Butterworth neatly sets up various pins of mystery and misery so that he can knock them down when the time is right: Why did Joan disappear? Why is older Gloria burning with vitriol for the sister she once loved and looked up to, the sister who let her share a contraband cigarette and assured her she was “hip as fuck” when she was a sweaty, nervous kid? What stopped the Webb Sisters from pursuing musical glory? And why does Veronica seem as riddled with guilt as with cancer? It’s not hard to see the answers to plenty of this stuff coming — even when they’re shocking in shape, they’re not revelatory. They slot into place and keep the machine churning without really making us feel — a weird irony, given how much heavy feeling there is up onstage. Wilson, Lovibond, Best, and Donnelly are all strong actors, but Butterworth and Mendes’s broad strokes have a tendency to render them shrewish (Best’s Gloria), inconsistent (Lovibond’s Ruby, whose amorphous character shifts to do whatever Butterworth needs it to do in a given moment), or even flat-out wooden: Although Donnelly nails Veronica’s manicured blend of tenacity and desperation, her return in the show’s third act as Joan is little more than a caricature. In she slouches, with hair like the Runaways and Penny Lane’s jacket from Almost Famous. She chain-smokes and talks in an unvarying dull vocal fry. She is disillusionment embodied, a fatuous cartoon of American worldliness.

This nuance-free deadpan isn’t just grating to listen to; it entirely obscures the character’s humanity, robbing the play’s final movement of whatever catharsis it might have. It leaves us with only two possible interpretations, neither good. Either Mendes and Donnelly have wildly miscalculated an acting choice, or they’ve really decided that childhood trauma and rock-and-roll living have reduced the character to a hip, hardened husk. But if that’s the case, whence Joan’s insistence that life is random, as full of beauty as suffering? (“The donkey takes a dump. Roses grow,” she declaims more than once — again, it’s shaped like a meaningful thought.) And whence the rays of golden dawn that start to creep in through Seaview’s windows after the sisters’ long dark night of the soul? “It’s warm out,” says Penny, arriving in the wee hours, “and the sun’s barely in the sky… It’s going to be another lovely day.” Poor Penny — the dependable Black woman in a house of white ladies rehashing their childhood wounds. In both time periods, Campbell plays the help: the nurse in 1976 and, in 1955, a maid actually named Biddy. She’s the kind of character who appears to have nothing but enthusiasm for working for the ladies of Seaview. “Don’t worry, Mrs. Webb,” she says, promising Veronica that she won’t let anyone disrupt an audition that the girls are doing for a big-time American agent (David Wilson Barnes as a cool, cruel customer). “I’ll guard that door with my life.”

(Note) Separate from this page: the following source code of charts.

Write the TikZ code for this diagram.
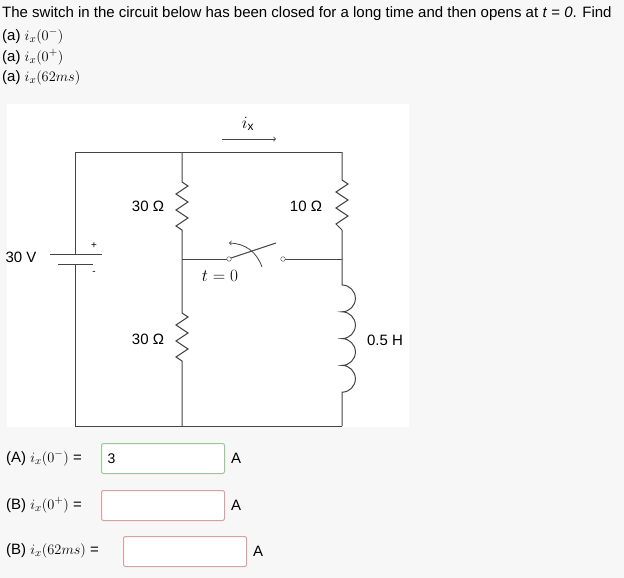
\documentclass[tikz,border=0pt]{standalone}
\usepackage{fontspec}
\setmainfont{Liberation Sans}
\definecolor{bg}{HTML}{F7F7F7}
\definecolor{wire}{HTML}{444444}
\definecolor{okb}{HTML}{9CC79A}
\definecolor{badb}{HTML}{D9A0A0}
\begin{document}
\begin{tikzpicture}[x=1pt,y=-1pt,
  w/.style={draw=wire,line width=1pt},
  txt/.style={inner sep=0pt,font=\fontsize{15}{18}\selectfont,anchor=west},
  lab/.style={inner sep=0pt,font=\fontsize{15}{18}\selectfont},
  box/.style={draw,rounded corners=2pt,line width=1pt,fill=white,minimum height=30pt,anchor=north west,inner sep=6pt,font=\fontsize{14}{16}\selectfont}]
\fill[bg] (0,0) rectangle (624,578);
\useasboundingbox (0,0) rectangle (624,578);
\fill[white] (7,104) rectangle (409,427);
% header text
\node[txt] (t1) at (2,14) {The switch in the circuit below has been closed for a long time and then opens at \textit{t} = \textit{0}. Find};
\node[txt] (t2) at (2,36) {(a) $i_x(0^-)$};
\node[txt] (t3) at (2,57) {(a) $i_x(0^+)$};
\node[txt] (t4) at (2,78) {(a) $i_x(62ms)$};
% coordinates
\coordinate (TL) at (75,152); \coordinate (TM) at (182,152); \coordinate (TR) at (342,152);
\coordinate (BL) at (75,426); \coordinate (BM) at (182,426); \coordinate (BR) at (342,426);
\coordinate (MJ) at (182,259); \coordinate (RJ) at (342,259);
\coordinate (S1) at (229,259); \coordinate (S2) at (283,259);
% wires
\draw[w] (TL) -- (TR); \draw[w] (BL) -- (BR);
\draw[w] (TL) -- (75,254); \draw[w] (75,264) -- (BL);
\draw[w] (50,254) -- (102,254); \draw[w] (58,264) -- (93,264);
\node[lab,font=\fontsize{10}{10}\selectfont] (plus) at (94,246) {+};
\node[lab,font=\fontsize{10}{10}\selectfont] (minus) at (94,273) {-};
\node[lab] (v) at (21,257) {30 V};
% middle resistors
\draw[w] (TM) -- (182,182) -- (188,186) -- (176,194) -- (188,202) -- (176,210) -- (188,218) -- (176,226) -- (182,230) -- (MJ) -- (182,313) -- (188,317) -- (176,325) -- (188,333) -- (176,341) -- (188,349) -- (176,357) -- (182,361) -- (BM);
\node[lab] (r1) at (148,206) {30 Ω};
\node[lab] (r2) at (148,339) {30 Ω};
% right resistor + inductor
\draw[w] (TR) -- (342,180) -- (348,184) -- (336,192) -- (348,200) -- (336,208) -- (348,216) -- (336,224) -- (342,230) -- (RJ) -- (342,285)
  arc(-90:90:13.4) arc(-90:90:13.4) arc(-90:90:13.4) arc(-90:90:13.4) -- (BR);
\node[lab] (r3) at (306,206) {10 Ω};
\node[lab] (L) at (385,340) {0.5 H};
% switch
\draw[w] (MJ) -- (S1); \draw[w] (S2) -- (RJ);
\draw[wire,fill=white] (S1) circle (2.3); \draw[wire,fill=white] (S2) circle (2.3);
\draw[w] (231,258) -- (276,243);
\draw[wire,line width=0.8pt,->] (262,267) to[bend right=35] (229,243);
\node[inner sep=0pt,font=\fontsize{17}{18}\selectfont] (t0) at (220,276) {$t=0$};
% ix
\node[inner sep=0pt,font=\fontsize{17}{18}\selectfont] (ix) at (248,124) {$i_{\mathrm{x}}$};
\coordinate (a1) at (222,139); \coordinate (a2) at (276,139);
\draw[wire,line width=0.8pt,->] (a1) -- (a2);
% answers
\node[txt] (qa) at (6,458) {(A) $i_x(0^-)$ =};
\node[box,draw=okb,minimum width=123pt,text width=111pt,align=left] (ba) at (101,443) {3};
\node[txt] (ua) at (231,458) {A};
\node[txt] (qb) at (6,505) {(B) $i_x(0^+)$ =};
\node[box,draw=badb,minimum width=123pt] (bb) at (101,490) {};
\node[txt] (ub) at (231,505) {A};
\node[txt] (qc) at (6,551) {(B) $i_x(62ms)$ =};
\node[box,draw=badb,minimum width=123pt] (bc) at (123,536) {};
\node[txt] (uc) at (253,551) {A};
\end{tikzpicture}
\end{document}
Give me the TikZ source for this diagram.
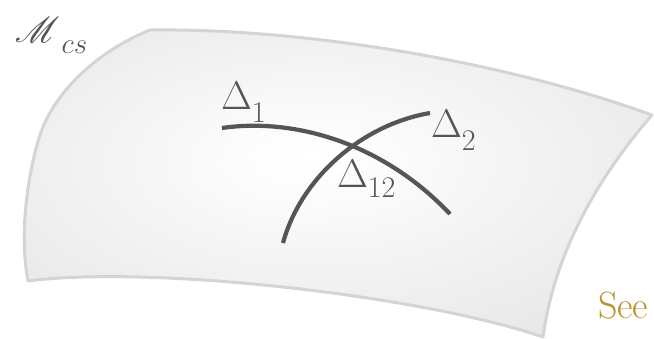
\RequirePackage{fix-cm}
\documentclass[tikz,border=0pt]{standalone}
\usepackage{mathrsfs}
\usepackage{fontspec}
\definecolor{edgegray}{RGB}{212,212,212}
\definecolor{ink}{RGB}{85,85,85}
\definecolor{gold}{RGB}{184,144,46}
\pgfdeclareradialshading{surfshade}{\pgfpoint{-2bp}{4bp}}{rgb(0bp)=(1,1,1); rgb(5bp)=(0.99,0.99,0.99); rgb(48bp)=(0.86,0.86,0.86); rgb(80bp)=(0.86,0.86,0.86)}
\tikzset{
  lbl/.style={inner sep=0pt, outer sep=0pt, anchor=base west, text=ink},
  curve/.style={draw=ink, line width=4.2pt},
}
\newcommand{\bigtxt}{\fontsize{40}{44}\selectfont}
\newcommand{\subtxt}{\fontsize{30}{32}\selectfont}
\begin{document}
\begin{tikzpicture}[x=1pt,y=-1pt]
\useasboundingbox (0,0) rectangle (654,338);
% surface
\path[shading=surfshade, draw=edgegray, line width=3pt, line join=round]
  (150,30) .. controls (300,28) and (500,60) .. (652,115)
  .. controls (600,175) and (555,250) .. (543,337)
  .. controls (420,295) and (150,265) .. (28,281)
  .. controls (18,230) and (30,165) .. (40,135)
  .. controls (55,90) and (100,50) .. (150,30) -- cycle;
% curves
\coordinate (c1s) at (222,128);
\coordinate (c1e) at (450,214);
\coordinate (c2s) at (283,243);
\coordinate (c2e) at (430,113);
\draw[curve] (c1s) .. controls (290,118) and (380,140) .. (c1e);
\draw[curve] (c2s) .. controls (300,180) and (360,125) .. (c2e);
% labels
\node[lbl] (d1) at (221,109) {\bigtxt$\Delta$\raisebox{-13pt}{\subtxt 1}};
\node[lbl] (d2) at (431,137) {\bigtxt$\Delta$\raisebox{-13.5pt}{\subtxt 2}};
\node[lbl] (d12) at (337,187) {\bigtxt$\Delta$\raisebox{-10pt}{\subtxt 12}};
\node[lbl] (mcs) at (15,42) {\fontsize{24.88}{28}\selectfont\scalebox{1.45}{$\mathscr{M}$}\hspace{2pt}\raisebox{-11pt}{\fontsize{29}{30}\selectfont$cs$}};
\node[lbl, text=gold] (see) at (598,318) {\fontsize{38}{40}\selectfont See};
\end{tikzpicture}
\end{document}
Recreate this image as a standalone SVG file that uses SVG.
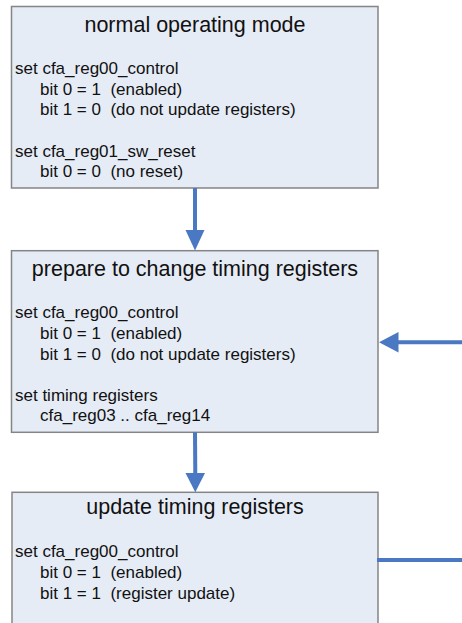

Whatever 1955 might “really” have looked like, no American playwright in their right mind would write a role like Penny/Biddy now. And no playwright and director without vast resources would add multiple actors to an already huge ensemble only to use them in one tiny scene each (Max Roll, Ellyn Heald, and Cameron Scoggins all flash by in roles that could easily have been doubled, like plenty of other parts in the cast). But in The Hills of California, all this is part and parcel with a general reliance on old building blocks and underinterrogated gestures. Although the singing by both sets of Webb Sisters is tuneful and sweet, and there are the seeds of something more truly affecting in their story, the world they’re inhabiting is a kind of trompe-l’œil illusion. If, as Veronica instills in her girls, “a song is a place to be … somewhere you can live,” then so too is a play. But you can’t live in a façade. One strong push and the wall comes down.